Just as alarming as discouragement is the job losses among the 20-24 age group.
Irish firms appear to have cut costs mainly by reducing jobs and hours worked rather than cutting wages. One can see that this is easier, and that it is easiest of all to get rid of junior staff, but it may do more long-term social and economic damage than asking those in work to take less pay.
We will have to wait for the end of the Great Recession globally to see any significant increase in jobs. Stimulus programmes can contribute, but talk of creating 100,000 jobs - a 5% increase in employment - seems highly fanciful.
The other idea - that there is a growth machine waiting to crank into action if the austerity programme is eased or slowed - is even more fanciful.

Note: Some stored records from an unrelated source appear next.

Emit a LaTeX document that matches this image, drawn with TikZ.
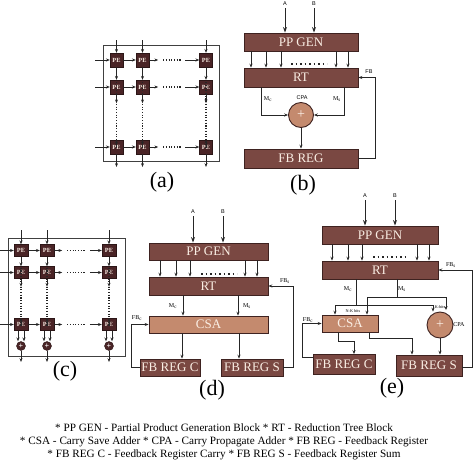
\documentclass[tikz,border=0pt]{standalone}
\usepackage{fontspec}
\setmainfont{Liberation Serif}
\newfontfamily\lsans{Liberation Sans}
\usetikzlibrary{arrows.meta}
\definecolor{boxc}{RGB}{122,72,66}
\definecolor{bord}{RGB}{62,34,32}
\definecolor{csac}{RGB}{196,138,110}
\definecolor{pec}{RGB}{74,36,38}
\definecolor{txtc}{RGB}{250,238,228}
\tikzset{
  blk/.style={draw=bord, line width=0.9pt, fill=boxc, inner sep=0pt, text=txtc, font=\fontsize{13}{13}\selectfont},
  csab/.style={draw=bord, line width=0.9pt, fill=csac, inner sep=0pt, text=txtc, font=\fontsize{13}{13}\selectfont},
  addc/.style={circle, draw=bord, line width=0.9pt, fill=csac, inner sep=0pt, text=txtc, font=\fontsize{14}{14}\selectfont},
  pe/.style={draw=pec!60!black, fill=pec, minimum width=13pt, minimum height=14pt, inner sep=0pt, text=txtc, font=\fontsize{6.3}{6.3}\selectfont\bfseries},
  pec2/.style={pe, minimum width=14pt, minimum height=12pt},
  plusc/.style={circle, fill=pec, draw=pec!60!black, minimum size=9pt, inner sep=0pt, text=white, font=\fontsize{8}{8}\selectfont\bfseries},
  arr/.style={-{Stealth[length=3.8pt,width=3pt]}, line width=0.7pt, draw=black!85},
  inarr/.style={-{Stealth[length=5.5pt,width=4pt]}, line width=1pt, draw=black!85},
  wire/.style={line width=0.7pt, draw=black!85},
  dots/.style={line width=1.1pt, dash pattern=on 1.1pt off 1.6pt, draw=black!85},
  bdots/.style={line width=1.6pt, dash pattern=on 1.6pt off 2.9pt, draw=black!85},
  frame/.style={draw=black!75, line width=1pt},
  lab/.style={font=\fontsize{22}{22}\selectfont},
  sm/.style={font=\fontsize{6}{6}\selectfont, inner sep=0pt},
  ssm/.style={font=\lsans\fontsize{5.5}{6}\selectfont, inner sep=0pt},
  tiny/.style={font=\fontsize{4.2}{4.5}\selectfont, inner sep=0pt},
  captxt/.style={font=\fontsize{11.2}{12}\selectfont, inner sep=0pt}
}
\begin{document}
\begin{tikzpicture}[x=1pt,y=-1pt]
\useasboundingbox (0,0) rectangle (474,463);
% ================= (a) =================
\draw[frame] (103,45) rectangle (219,161);
\foreach \c/\x in {1/116.5,2/142.5,3/206}{
  \foreach \r/\y in {1/60,2/87,3/147}{
    \node[pe] (pa\r\c) at (\x,\y) {PE};
  }
  \coordinate (ta\c) at (\x,40);
  \coordinate (ba\c) at (\x,167);
  \draw[arr] (ta\c) -- (pa1\c.north);
  \draw[arr] (pa3\c.south) -- (ba\c);
  \draw[arr] (pa1\c.south) -- (pa2\c.north);
  \draw[arr] (pa2\c.south) -- ++(0,9);
  \draw[dots] ([yshift=12]pa2\c.south) -- ([yshift=-9]pa3\c.north);
  \draw[arr] ([yshift=-7]pa3\c.north) -- (pa3\c.north);
}
\foreach \r/\y in {1/60,2/87,3/147}{
  \coordinate (la\r) at (95,\y);
  \draw[arr] (la\r) -- (pa\r1.west);
  \draw[arr] (pa\r1.east) -- (pa\r2.west);
  \draw[arr] (pa\r2.east) -- ++(9,0);
  \draw[dots] ([xshift=14]pa\r2.east) -- ([xshift=-18]pa\r3.west);
  \draw[arr] ([xshift=-14]pa\r3.west) -- (pa\r3.west);
}
\node[lab] (la) at (162,182) {(a)};
% ================= (b) =================
\node[blk, minimum width=114pt, minimum height=18pt] (bpp) at (301,42) {PP GEN};
\node[blk, minimum width=114pt, minimum height=19pt] (brt) at (301,77.5) {RT};
\node[addc, minimum size=25pt] (bcpa) at (301,115) {+};
\node[blk, minimum width=114pt, minimum height=19pt] (bfb) at (301,158.5) {FB REG};
\node[ssm] (bA) at (285,4) {A};
\node[ssm] (bB) at (314,4) {B};
\draw[inarr] (bA.south) ++(0,2) -- (bpp.north -| bA);
\draw[inarr] (bB.south) ++(0,2) -- (bpp.north -| bB);
\foreach \x in {251,266,281,336,348}{
  \draw[arr] (bpp.south -| \x,0) -- (brt.north -| \x,0);
}
\draw[bdots] (291,64) -- (327,64);
\draw[arr] (brt.south -| 261,0) |- (bcpa.west);
\draw[arr] (brt.south -| 344,0) |- (bcpa.east);
\draw[arr] (bcpa.south) -- (bfb.north);
\draw[arr] (bfb.east) -- ++(17,0) |- (brt.east);
\node[ssm] (bfbl) at (369,72) {FB};
\node[sm] (bmc) at (268,99) {M\textsubscript{c}};
\node[ssm] (bcpl) at (302,98) {CPA};
\node[sm] (bms) at (337,99) {M\textsubscript{s}};
\node[lab] (lb) at (303,185) {(b)};
% ================= (c) =================
\draw[frame] (8,238) rectangle (125,356);
\foreach \c/\x in {1/21,2/47,3/109}{
  \foreach \r/\y in {1/250.5,2/272.5,3/324.5}{
    \node[pec2] (pc\r\c) at (\x,\y) {PE};
  }
  \node[plusc] (ad\c) at (\x,346) {+};
  \coordinate (tc\c) at (\x,230);
  \coordinate (bc\c) at (\x,362);
  \draw[arr] (tc\c) -- (pc1\c.north);
  \draw[arr] ([xshift=-3]pc3\c.south) -- ([xshift=-3]ad\c.north);
  \draw[arr] ([xshift=3]pc3\c.south) -- ([xshift=3]ad\c.north);
  \draw[arr] (ad\c.south) -- (bc\c);
  \draw[arr] (pc1\c.south) -- (pc2\c.north);
  \draw[arr] (pc2\c.south) -- ++(0,8);
  \draw[dots] ([yshift=11]pc2\c.south) -- ([yshift=-8]pc3\c.north);
  \draw[arr] ([yshift=-6]pc3\c.north) -- (pc3\c.north);
}
\foreach \r/\y in {1/250.5,2/272.5,3/324.5}{
  \coordinate (lc\r) at (0,\y);
  \draw[arr] (lc\r) -- (pc\r1.west);
  \draw[arr] (pc\r1.east) -- (pc\r2.west);
  \draw[arr] (pc\r2.east) -- ++(8,0);
  \draw[dots] ([xshift=13]pc\r2.east) -- ([xshift=-17]pc\r3.west);
  \draw[arr] ([xshift=-12]pc\r3.west) -- (pc\r3.west);
}
\node[lab] (lc) at (65,371) {(c)};
% ================= (d) =================
\node[blk, minimum width=119pt, minimum height=17pt] (dpp) at (208.5,251.5) {PP GEN};
\node[blk, minimum width=119pt, minimum height=18pt] (drt) at (208.5,286) {RT};
\node[csab, minimum width=119pt, minimum height=17pt] (dcsa) at (208.5,324.5) {CSA};
\node[blk, minimum width=60pt, minimum height=17pt] (dfc) at (170,367.5) {FB REG C};
\node[blk, minimum width=62pt, minimum height=17pt] (dfs) at (252,367.5) {FB REG S};
\node[ssm] (dA) at (193,212) {A};
\node[ssm] (dB) at (223,212) {B};
\draw[inarr] (dA.south) ++(0,2) -- (dpp.north -| dA);
\draw[inarr] (dB.south) ++(0,2) -- (dpp.north -| dB);
\foreach \x in {160,176,190,245,257}{
  \draw[arr] (dpp.south -| \x,0) -- (drt.north -| \x,0);
}
\draw[bdots] (201,274) -- (237,274);
\draw[arr] (drt.south -| 183,0) -- (dcsa.north -| 183,0);
\draw[arr] (drt.south -| 238,0) -- (dcsa.north -| 238,0);
\node[sm] (dmc) at (173,306) {M\textsubscript{c}};
\node[sm] (dms) at (247,306) {M\textsubscript{s}};
\draw[arr] (dcsa.south -| 182,0) -- (dfc.north -| 182,0);
\draw[arr] (dcsa.south -| 239,0) -- (dfs.north -| 239,0);
\draw[arr] (dfs.east) -- ++(10,0) |- (drt.east);
\node[sm] (dfbs) at (285,281) {FB\textsubscript{s}};
\draw[arr] (dfc.west) -- ++(-8,0) |- (dcsa.west);
\node[sm] (dfbc) at (137,318) {FB\textsubscript{c}};
\node[lab] (ld) at (212,390) {(d)};
% ================= (e) =================
\node[blk, minimum width=116pt, minimum height=18pt] (epp) at (380,235) {PP GEN};
\node[blk, minimum width=116pt, minimum height=18pt] (ert) at (380,270) {RT};
\node[csab, minimum width=56pt, minimum height=17pt] (ecsa) at (350,323.5) {CSA};
\node[addc, minimum size=26pt] (ecpa) at (440,325) {+};
\node[blk, minimum width=62pt, minimum height=20pt] (efc) at (344,364.5) {FB REG C};
\node[blk, minimum width=66pt, minimum height=21pt] (efs) at (429,365.5) {FB REG S};
\node[ssm] (eA) at (365,196) {A};
\node[ssm] (eB) at (395,196) {B};
\draw[inarr] (eA.south) ++(0,2) -- (epp.north -| eA);
\draw[inarr] (eB.south) ++(0,2) -- (epp.north -| eB);
\foreach \x in {332,348,362,417,429}{
  \draw[arr] (epp.south -| \x,0) -- (ert.north -| \x,0);
}
\draw[bdots] (373,257) -- (407,257);
% Mc
\coordinate (emc) at (356,305);
\draw[wire] (ert.south -| emc) -- (emc);
\draw[arr] (emc) -| (ecsa.north -| 335,0);
\draw[arr] (emc) -| ([xshift=-7]ecpa.north);
% Ms
\coordinate (ems) at (397,297);
\draw[wire] (ert.south -| ems) -- (ems);
\draw[arr] (ems) -| (ecsa.north -| 367,0);
\draw[arr] (ems) -| ([xshift=6,yshift=1.5]ecpa.north);
\node[sm] (emcl) at (348,289) {M\textsubscript{c}};
\node[sm] (emsl) at (402,289) {M\textsubscript{s}};
\node[tiny] (enk) at (353,311) {N-K bits};
\node[tiny] (ek) at (440,307.5) {K-bits};
\node[sm] (ecpl) at (459,325) {CPA};
% outputs
\draw[arr] (ecsa.south -| 338,0) |- (354,341) -- (efc.north -| 354,0);
\draw[arr] (ecsa.south -| 369,0) |- (412,338) -- (efs.north -| 412,0);
\draw[arr] (ecpa.south) -- (efs.north -| ecpa);
\draw[arr] ([yshift=-2]efs.east) -- ++(10,0) |- (ert.east);
\node[sm] (efbs) at (451,265) {FB\textsubscript{s}};
\draw[arr] ([yshift=7]efc.west) -- ++(-10,0) |- (ecsa.west);
\node[sm] (efbc) at (308,320) {FB\textsubscript{c}};
\node[lab] (le) at (392,388) {(e)};
% ================= caption =================
\node[captxt] (c1) at (224,428) {* PP GEN - Partial Product Generation Block * RT - Reduction Tree Block};
\node[captxt] (c2) at (224,441.5) {* CSA - Carry Save Adder * CPA - Carry Propagate Adder * FB REG - Feedback Register};
\node[captxt] (c3) at (224,454.5) {* FB REG C - Feedback Register Carry * FB REG S - Feedback Register Sum};
\end{tikzpicture}
\end{document}
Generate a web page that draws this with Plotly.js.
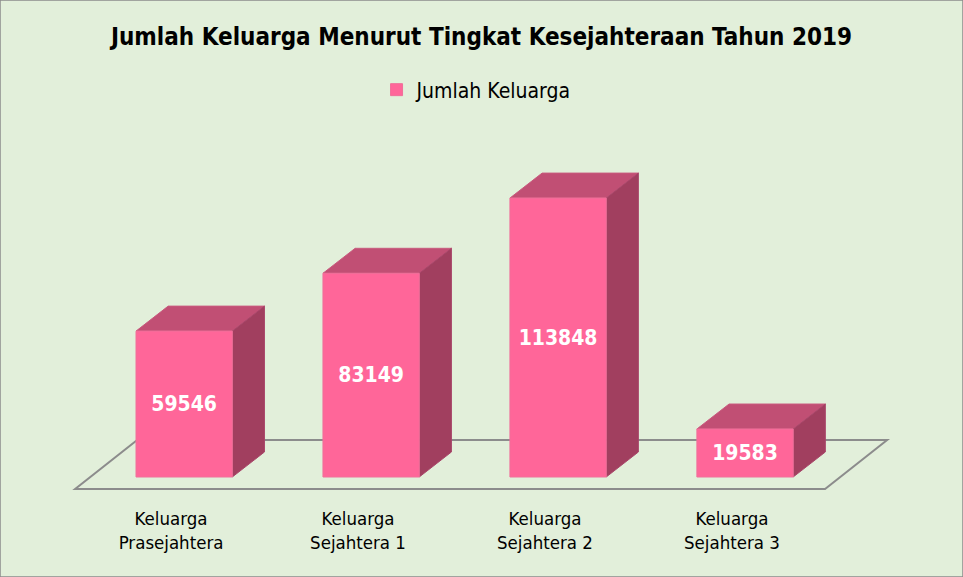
<!DOCTYPE html>
<html><head><meta charset="utf-8">
<script src="https://cdn.plot.ly/plotly-3.0.1.min.js"></script>
<style>html,body{margin:0;padding:0;background:#E2EFDA;} #chart{width:963px;height:577px;box-sizing:border-box;}</style>
</head><body><div id="chart"></div>
<script>
const categories = ["Keluarga<br>Prasejahtera", "Keluarga<br>Sejahtera 1", "Keluarga<br>Sejahtera 2", "Keluarga<br>Sejahtera 3"];
const seriesName = "Jumlah Keluarga";
const values = [59546, 83149, 113848, 19583];

const FONT = '"DejaVu Sans Condensed", "DejaVu Sans", Tahoma, sans-serif';
const barW = 0.515;          // bar width in category units
const dX = 0.172, dY = 10200; // bar depth offset
const fdX = 0.332, fdY = 20000; // floor depth offset
const floorFront = -4900;
const idx = values.map((v, i) => i);

const shapes = [];
// floor
const fl = -0.583, fr = 3.428;
shapes.push({type:'path', layer:'below', xref:'x', yref:'y',
  path:`M ${fl},${floorFront} L ${fr},${floorFront} L ${fr+fdX},${floorFront+fdY} L ${fl+fdX},${floorFront+fdY} Z`,
  line:{color:'#8C8C8C', width:2}, fillcolor:'rgba(0,0,0,0)'});
idx.forEach(i => {
  const x0 = i - barW/2, x1 = i + barW/2, v = values[i];
  // top face
  shapes.push({type:'path', layer:'below', xref:'x', yref:'y',
    path:`M ${x0},${v} L ${x1},${v} L ${x1+dX},${v+dY} L ${x0+dX},${v+dY} Z`,
    line:{color:'#C95A7E', width:1}, fillcolor:'#C14F74'});
  // side face
  shapes.push({type:'path', layer:'below', xref:'x', yref:'y',
    path:`M ${x1},0 L ${x1},${v} L ${x1+dX},${v+dY} L ${x1+dX},${dY} Z`,
    line:{color:'#A9466A', width:1}, fillcolor:'#A13F5F'});
});

const data = [{
  type:'bar', name: seriesName, x: idx, y: values, width: barW,
  marker:{color:'#FF6699', line:{color:'#F0709A', width:1}},
  text: values.map(String), textposition:'inside', insidetextanchor:'middle',
  textfont:{family: FONT, size:21, color:'#FFFFFF', weight:'bold'},
  constraintext:'none', hoverinfo:'skip'
}];

const layout = {
  width:963, height:577,
  paper_bgcolor:'#E2EFDA', plot_bgcolor:'rgba(0,0,0,0)',
  margin:{l:60, r:31, t:100, b:77},
  title:{text:'<b>Jumlah Keluarga Menurut Tingkat Kesejahteraan Tahun 2019</b>',
    font:{family:FONT, size:24, color:'#000000'}, x:0.5, xanchor:'center', y:0.937, yanchor:'middle'},
  showlegend:true,
  legend:{orientation:'h', x:0.363, xanchor:'left', y:1.025, yanchor:'middle',
    font:{family:FONT, size:21, color:'#000000'}, bgcolor:'rgba(0,0,0,0)', itemwidth:30},
  xaxis:{range:[-0.664, 4.0], tickvals: idx.map(i => i - 0.07), ticktext: categories,
    showgrid:false, zeroline:false, showline:false, ticks:'', ticklen:0, ticklabelstandoff:5,
    tickfont:{family:FONT, size:18.5, color:'#000000'}, fixedrange:true},
  yaxis:{range:[-9388, 153878], showgrid:false, zeroline:false, showline:false,
    showticklabels:false, ticks:'', fixedrange:true},
  shapes: shapes,
  bargap:0
};
layout.shapes.push({type:'rect', xref:'paper', yref:'paper', layer:'above',
  x0:-60/872, x1:1+31/872, y0:-77/400, y1:1+100/400, line:{color:'#8C8C8C', width:1.5}, fillcolor:'rgba(0,0,0,0)'});

Plotly.newPlot('chart', data, layout, {displayModeBar:false, staticPlot:true});
</script></body></html>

Government's best role is to equip people for jobs as and when they do become available. Here the record is lamentable.
The Government has its 'Pathways to Work' programme to give the unemployed more direct assistance in training and job-seeking, and to get tough on those who do not seem particularly keen to work or train.
In a recession like this, some 'make-work' projects to keep people in touch with the world of employment may have merit.
Abandoning good ideas because they were not implemented properly, instead of implementing them properly, is becoming something of a habit.
Without improvements in all these areas - many economists fear - recovery, when it comes, could quickly run short of suitable workers and peter out.
That would represent a tragedy to follow a disaster.